If becoming a member of a well-known franchise family has always appealed to you, but the legwork involved in launching the new franchise location from scratch hasn’t, consider taking over a franchise that’s already in existence. There’s a litany of pluses involved in such a transaction, as well as a few risks and cautions.
- You’ll be up and running in no time. The greatest benefit of taking over an existing franchise is a simple one — it’s already in operation, which saves you from the hassle of going out and searching for real estate to purchase. Also, in many cases of franchise transferal, the current staff of the franchise will stay on, saving you from the stressful process of conducting interviews and hiring employees. Vendor delivery schedules will usually be nailed down and a solid customer base well established. In short, you’ll be able to get right down to the business of conducting business.
- You’ll have a realistic snapshot of past profitability. That said, one shouldn’t purchase an existing franchise with expectations of an immediately booming business. One of the reasons existing franchises sometimes go up for sale is that the franchisee bails out because the business wasn’t pulling in the kind of money originally envisioned. As someone purchasing an existing franchise, you will have complete access to the business’s monetary records and earnings history. If the numbers look solid, you can feel more confident about the purchase; if earnings seem less than stellar, don’t be afraid to walk away.

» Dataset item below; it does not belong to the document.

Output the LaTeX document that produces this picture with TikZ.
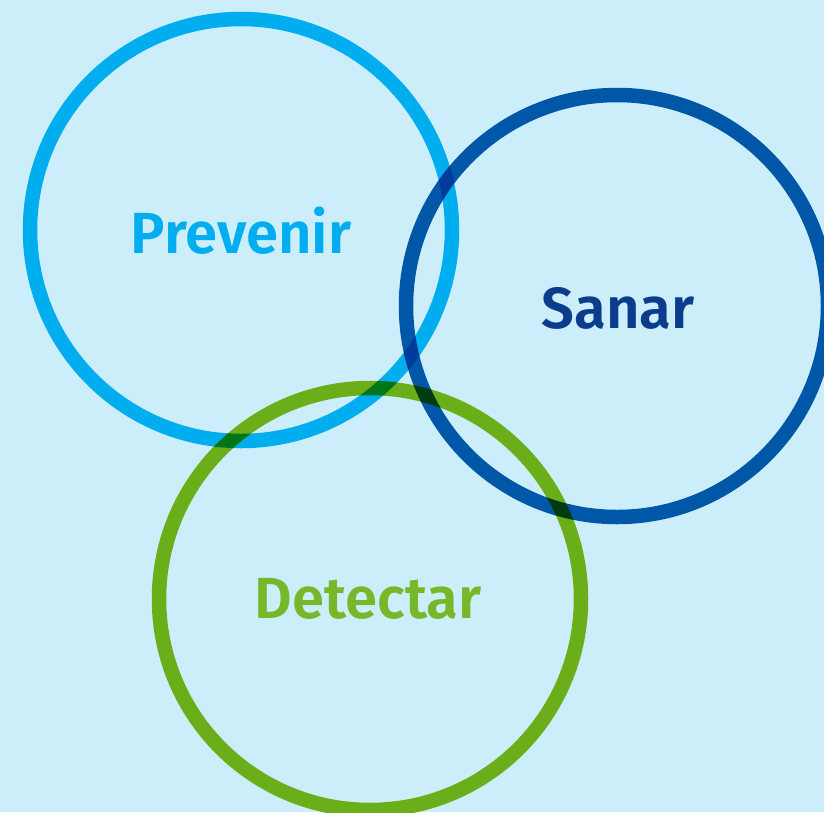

- You’ll avoid certain fees. Be sure to closely inspect the franchise agreement you’re entering into. In many cases you’ll enter into the existing franchise agreement, not a new one that new franchisees would enter into. This could be of great advantage to you, especially if the fees paid to the franchisor in the existing agreement are lower than what a new franchisee would have to pay. While you won’t have to pay the new franchise fee, you’ll likely have to pay a transfer fee, which can still be considerable. Sometimes the franchise fee is calculated as a percentage of the purchase price, so be sure to factor this cost into your initial offer.
Some important things to remember:
- Learn why the departing franchisee is leaving the business! He or she could be selling the business due to poor, unstable relations with the franchisor that may plague you as well.

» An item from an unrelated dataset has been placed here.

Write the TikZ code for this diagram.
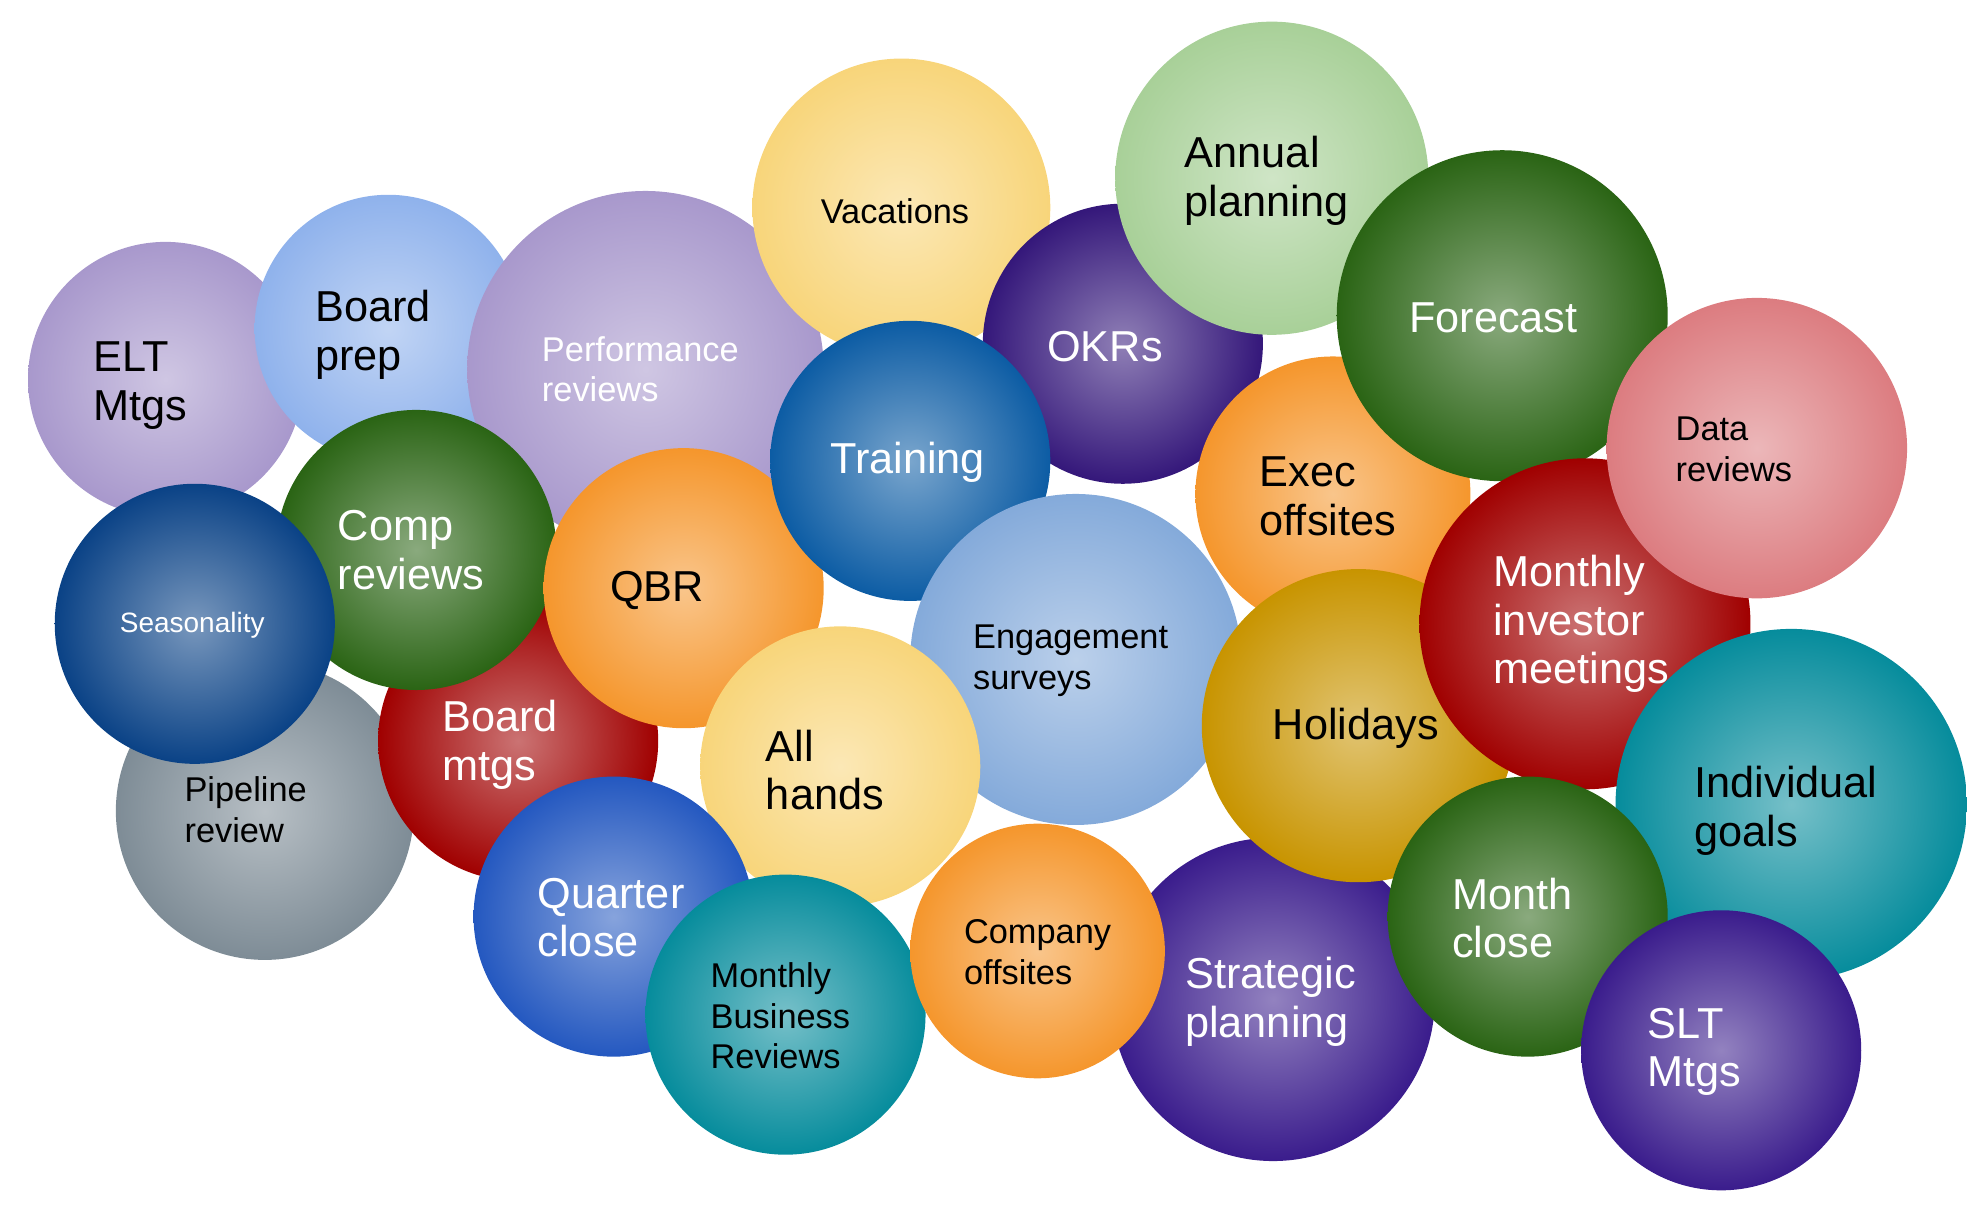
\documentclass[tikz,border=0pt]{standalone}
\usepackage{fontspec}
\setmainfont{Liberation Sans}
\begin{document}
\begin{tikzpicture}[x=0.5pt,y=-0.5pt,
  lbl/.style={align=left,font=\fontsize{17}{19}\selectfont,inner sep=0pt},
  mid/.style={align=left,font=\fontsize{13.5}{16}\selectfont,inner sep=0pt},
  sml/.style={align=left,font=\fontsize{11}{14}\selectfont,inner sep=0pt}]
\definecolor{lav}{HTML}{A898CC}
\definecolor{lblue}{HTML}{8FB2EC}
\definecolor{yel}{HTML}{F8D57A}
\definecolor{lgreen}{HTML}{A8D098}
\definecolor{dpurp}{HTML}{34177A}
\definecolor{grn}{HTML}{2A6414}
\definecolor{pink}{HTML}{DC7C80}
\definecolor{blu}{HTML}{0C5CA4}
\definecolor{org}{HTML}{F5962C}
\definecolor{dblu}{HTML}{0A4286}
\definecolor{sky}{HTML}{84AADA}
\definecolor{dred}{HTML}{A00000}
\definecolor{gold}{HTML}{C89400}
\definecolor{grey}{HTML}{7E8C96}
\definecolor{teal}{HTML}{068C9C}
\definecolor{qblue}{HTML}{2458C0}
\definecolor{purp}{HTML}{3A1C8C}
\newcommand{\bub}[5]{\path[shading=radial,inner color=#4!55!white,outer color=#4] (#1,#2) coordinate (#5) circle (#3);}
\useasboundingbox (5,0) rectangle (1565,953);
\bub{135}{298}{108}{lav}{c1}
\node[lbl] at (115,303) {ELT\\Mtgs};
\bub{310}{258}{105}{lblue}{c2}
\node[lbl] at (298,263) {Board\\prep};
\bub{512}{290}{140}{lav}{c3}
\node[mid,text=white] at (508,290) {Performance\\reviews};
\bub{213}{637}{117}{grey}{c18}
\node[mid] at (198,636) {Pipeline\\review};
\bub{412}{582}{110}{dred}{c17}
\node[lbl,text=white] at (398,585) {Board\\mtgs};
\bub{332}{432}{110}{grn}{c11}
\node[lbl,text=white] at (328,432) {Comp\\reviews};
\bub{158}{490}{110}{dblu}{c12}
\node[sml,text=white] at (156,491) {Seasonality};
\bub{542}{462}{110}{org}{c13}
\node[lbl] at (521,464) {QBR};
\bub{713}{163}{117}{yel}{c4}
\node[mid] at (708,166) {Vacations};
\bub{887}{270}{110}{dpurp}{c6}
\node[lbl,text=white] at (873,272) {OKRs};
\bub{1004}{140}{123}{lgreen}{c5}
\node[lbl] at (1000,142) {Annual\\planning};
\bub{720}{362}{110}{blu}{c9}
\node[lbl,text=white] at (718,363) {Training};
\bub{850}{518}{130}{sky}{c14}
\node[mid] at (846,519) {Engagement\\surveys};
\bub{665}{602}{110}{yel}{c19}
\node[lbl] at (653,605) {All\\hands};
\bub{487}{720}{110}{qblue}{c21}
\node[lbl,text=white] at (485,721) {Quarter\\close};
\bub{622}{797}{110}{teal}{c22}
\node[mid] at (618,798) {Monthly\\Business\\Reviews};
\bub{1005}{785}{127}{purp}{c24}
\node[lbl,text=white] at (1003,787) {Strategic\\planning};
\bub{820}{747}{100}{org}{c23}
\node[mid] at (820,748) {Company\\offsites};
\bub{1052}{388}{108}{org}{c10}
\node[lbl] at (1048,390) {Exec\\offsites};
\bub{1185}{248}{130}{grn}{c7}
\node[lbl,text=white] at (1178,250) {Forecast};
\bub{1072}{570}{123}{gold}{c16}
\bub{1250}{490}{130}{dred}{c15}
\node[lbl,text=white] at (1247,490) {Monthly\\investor\\meetings};
\node[lbl] at (1070,572) {Holidays};
\bub{1385}{352}{118}{pink}{c8}
\node[mid] at (1367,353) {Data\\reviews};
\bub{1412}{632}{138}{teal}{c20}
\node[lbl] at (1408,637) {Individual\\goals};
\bub{1205}{720}{110}{grn}{c25}
\node[lbl,text=white] at (1193,721) {Month\\close};
\bub{1357}{825}{110}{purp}{c26}
\node[lbl,text=white] at (1336,826) {SLT\\Mtgs};
\end{tikzpicture}
\end{document}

- Investigate the area the franchise is situated in — are age, income, and race demographics shifting in a way that could negatively impact your business? Do your homework on market trends and predictions.

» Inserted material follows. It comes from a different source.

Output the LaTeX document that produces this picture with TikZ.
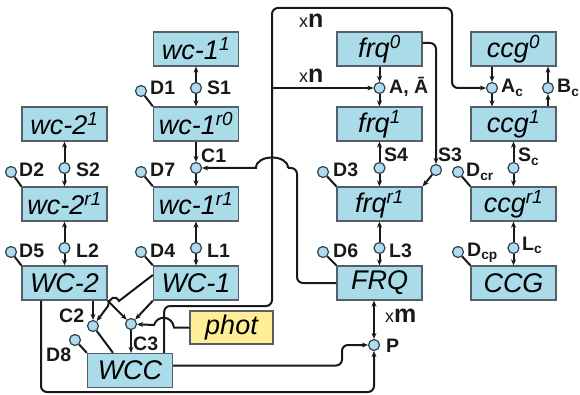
\documentclass[tikz,border=0pt]{standalone}
\usepackage{fontspec}
\setmainfont{Liberation Sans}
\usetikzlibrary{arrows.meta}
\definecolor{boxfill}{RGB}{170,219,233}
\definecolor{boxline}{RGB}{85,95,105}
\definecolor{dotfill}{RGB}{175,220,235}
\definecolor{dotline}{RGB}{45,65,85}
\definecolor{photfill}{RGB}{255,238,150}
\definecolor{linecol}{RGB}{25,25,25}
\newcommand\boxfnt{\fontsize{27}{27}\selectfont\itshape}
\newcommand\labfnt{\fontsize{19.5}{19.5}\selectfont\bfseries}
\newcommand\sups[1]{\textsuperscript{#1}}
\newcommand\subs[1]{\textsubscript{#1}}
\newcommand\xtimes[1]{{\fontsize{18}{18}\selectfont\mdseries x}{\fontsize{25}{25}\selectfont\bfseries #1}}
\begin{document}
\begin{tikzpicture}[x=1pt,y=-1pt,
  box/.style={draw=boxline, fill=boxfill, line width=1.3pt, minimum width=85pt, minimum height=34pt, inner sep=0pt, font=\boxfnt},
  dot/.style={circle, draw=dotline, fill=dotfill, line width=1.2pt, minimum size=11pt, inner sep=0pt},
  lab/.style={font=\labfnt, inner sep=0pt, anchor=base west, text=linecol},
  ln/.style={line width=2pt, draw=linecol},
  arr/.style={ln, -{Stealth[length=6pt,width=5pt]}},
  darr/.style={ln, {Stealth[length=6pt,width=5pt]}-{Stealth[length=6pt,width=5pt]}}]
\useasboundingbox (0,0) rectangle (580,395);

% boxes
\node[box] (wc11) at (196,49) {wc-1\sups{1}};
\node[box] (wc1r0) at (196,124) {wc-1\sups{r0}};
\node[box] (wc1r1) at (196,204) {wc-1\sups{r1}};
\node[box] (WC1) at (196,283) {WC-1};
\node[box] (wc21) at (64.5,124) {wc-2\sups{1}};
\node[box] (wc2r1) at (64.5,204) {wc-2\sups{r1}};
\node[box] (WC2) at (64.5,283) {WC-2};
\node[box] (WCC) at (130,370.5) {WCC};
\node[box, fill=photfill, minimum width=83pt, minimum height=33pt] (phot) at (231.5,327.5) {phot};
\node[box] (frq0) at (379.5,49) {frq\sups{0}};
\node[box] (frq1) at (379.5,124) {frq\sups{1}};
\node[box] (frqr1) at (379.5,204) {frq\sups{r1}};
\node[box] (FRQ) at (379.5,283) {FRQ};
\node[box] (ccg0) at (513.5,49) {ccg\sups{0}};
\node[box] (ccg1) at (513.5,124) {ccg\sups{1}};
\node[box] (ccgr1) at (513.5,204) {ccg\sups{r1}};
\node[box] (CCG) at (513.5,283) {CCG};

% small circles
\node[dot] (S1) at (196,88) {};
\node[dot] (D1) at (141,91) {};
\node[dot] (C1) at (196,168) {};
\node[dot] (D7) at (141,172) {};
\node[dot] (L1) at (196,248) {};
\node[dot] (D4) at (141,252) {};
\node[dot] (S2) at (64.5,168) {};
\node[dot] (D2) at (11,172) {};
\node[dot] (L2) at (64.5,248) {};
\node[dot] (D5) at (11,252) {};
\node[dot] (A) at (379.5,88) {};
\node[dot] (S4) at (379.5,168) {};
\node[dot] (D3) at (323,172) {};
\node[dot] (S3) at (436,170) {};
\node[dot] (L3) at (379.5,248) {};
\node[dot] (D6) at (323,252) {};
\node[dot] (Ac) at (492,88) {};
\node[dot] (Bc) at (548,88) {};
\node[dot] (Sc) at (513.5,168) {};
\node[dot] (Dcr) at (458,172) {};
\node[dot] (Lc) at (513.5,248) {};
\node[dot] (Dcp) at (458,252) {};
\node[dot] (P) at (374,345) {};
\node[dot] (C2) at (93,326) {};
\node[dot] (C3) at (131,324) {};
\node[dot] (D8) at (75,340) {};

% labels
\node[lab] (tD1) at (150,95) {D1};
\node[lab] (tS1) at (207,95) {S1};
\node[lab] (tD2) at (19,177) {D2};
\node[lab] (tS2) at (76,177) {S2};
\node[lab] (tD7) at (150,177) {D7};
\node[lab] (tC1) at (201,163) {C1};
\node[lab] (tD5) at (19,257) {D5};
\node[lab] (tL2) at (76,257) {L2};
\node[lab] (tD4) at (150,257) {D4};
\node[lab] (tL1) at (207,257) {L1};
\node[lab] (tA) at (389,94) {A, Ā};
\node[lab] (tS4) at (384,162) {S4};
\node[lab] (tS3) at (438,162) {S3};
\node[lab] (tD3) at (333,177) {D3};
\node[lab] (tDcr) at (466,177) {D\subs{cr}};
\node[lab] (tSc) at (518,162) {S\subs{c}};
\node[lab] (tAc) at (501,93) {A\subs{c}};
\node[lab] (tBc) at (557,93) {B\subs{c}};
\node[lab] (tL3) at (389,257) {L3};
\node[lab] (tD6) at (333,257) {D6};
\node[lab] (tDcp) at (467,256) {D\subs{cp}};
\node[lab] (tLc) at (522,250) {L\subs{c}};
\node[lab] (txm) at (385,322) {\xtimes{m}};
\node[lab] (tP) at (386,352) {P};
\node[lab] (txn1) at (299,28) {\xtimes{n}};
\node[lab] (txn2) at (299,83) {\xtimes{n}};
\node[lab] (tC2) at (59,322) {C2};
\node[lab] (tC3) at (133,350) {C3};
\node[lab] (tD8) at (46,361) {D8};

% wc-1 column
\draw[arr] (S1) -- (wc11);
\draw[arr] (S1) -- (wc1r0);
\draw[ln] (D1) -- (wc1r0.north west);
\draw[arr] (wc1r0) -- (C1);
\draw[arr] (C1) -- (wc1r1);
\draw[ln] (D7) -- (wc1r1.north west);
\draw[arr] (L1) -- (wc1r1);
\draw[arr] (L1) -- (WC1);
\draw[ln] (D4) -- (WC1.north west);
% wc-2 column
\draw[arr] (S2) -- (wc21);
\draw[arr] (S2) -- (wc2r1);
\draw[ln] (D2) -- (wc2r1.north west);
\draw[arr] (L2) -- (wc2r1);
\draw[arr] (L2) -- (WC2);
\draw[ln] (D5) -- (WC2.north west);
% frq column
\draw[arr] (frq0) -- (A);
\draw[arr] (A) -- (frq1);
\draw[arr] (S4) -- (frq1);
\draw[arr] (S4) -- (frqr1);
\draw[ln] (D3) -- (frqr1.north west);
\draw[arr] (L3) -- (frqr1);
\draw[arr] (L3) -- (FRQ);
\draw[ln] (D6) -- (FRQ.north west);
\draw[arr, rounded corners=6pt] ([yshift=6pt]frq0.east) -| (S3);
\draw[arr] (S3) -- (frqr1.north east);
% ccg column
\draw[arr] (Ac |- ccg0.south) -- (Ac);
\draw[arr] (Ac) -- (Ac |- ccg1.north);
\draw[arr] (Bc |- ccg1.north) -- (Bc);
\draw[arr] (Bc) -- (Bc |- ccg0.south);
\draw[arr] (Sc) -- (ccg1);
\draw[arr] (Sc) -- (ccgr1);
\draw[ln] (Dcr) -- (ccgr1.north west);
\draw[arr] (Lc) -- (ccgr1);
\draw[arr] (Lc) -- (CCG);
\draw[ln] (Dcp) -- (CCG.north west);

% WCC -> A and A_c (x n)
\coordinate (vb) at (272,306);
\coordinate (vt) at (272,8);
\coordinate (ht) at (452,8);
\coordinate (hd) at (452,88);
\draw[arr, rounded corners=6pt] ([xshift=-9pt]WCC.north east) |- (vb) -- (vt) -- (ht) -- (hd) -- (Ac);
\draw[arr] (vt |- A) -- (A);

% FRQ -> C1 with hop
\coordinate (fc) at (297,168);
\coordinate (hopR) at (288,168);
\coordinate (hopL) at (256,168);
\draw[ln, rounded corners=6pt] (FRQ.west) -| (fc) -- (hopR);
\draw[arr] (hopR) .. controls (288,154) and (256,154) .. (hopL) -- (C1);

% P connections
\coordinate (Pst) at (342,345);
\coordinate (ybot) at (0,392);
\draw[arr, rounded corners=6pt] ([yshift=5pt]WCC.east) -| (Pst) -- (P);
\draw[arr, rounded corners=6pt] ([xshift=-23.5pt]WC2.south) |- (P |- ybot) -- (P);
\draw[darr] (P |- FRQ.south) -- (P);

% WC-1 / WC-2 / WCC network
\coordinate (h1) at (119,301);
\coordinate (h2) at (108,306);
\draw[arr] (C2 |- WC2.south) -- (C2);
\draw[arr] (WC2.south east) -- (C3);
\draw[arr] (WC1.south west) -- (C3);
\draw[arr] ([yshift=8pt]WC1.west) -- (h1) .. controls (116,295) and (109,297) .. (h2) -- (C2);
\draw[ln] (C2) -- ([xshift=-17pt]WCC.north);
\draw[arr] (C3) -- (C3 |- WCC.north);
\draw[ln] (D8) -- (WCC.north west);
\coordinate (pr) at (174,327.5);
\coordinate (pl) at (154,325);
\draw[arr] (phot.west) -- (pr) .. controls (172,315) and (157,315) .. (pl) -- (C3);
\end{tikzpicture}
\end{document}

- The actual purchase price for the existing franchise will be something the exiting franchisee determines, or something the two of you determine together. Do know that nearly all franchise agreements give the franchisor right of first refusal when an existing franchise is up for sale (this means that the franchisor has the legal right to purchase the franchise before it’s offered up for public sale). There is usually a window of time in which the franchisor must make this decision (if they’re even interested in purchasing), so find out how long that window stays open.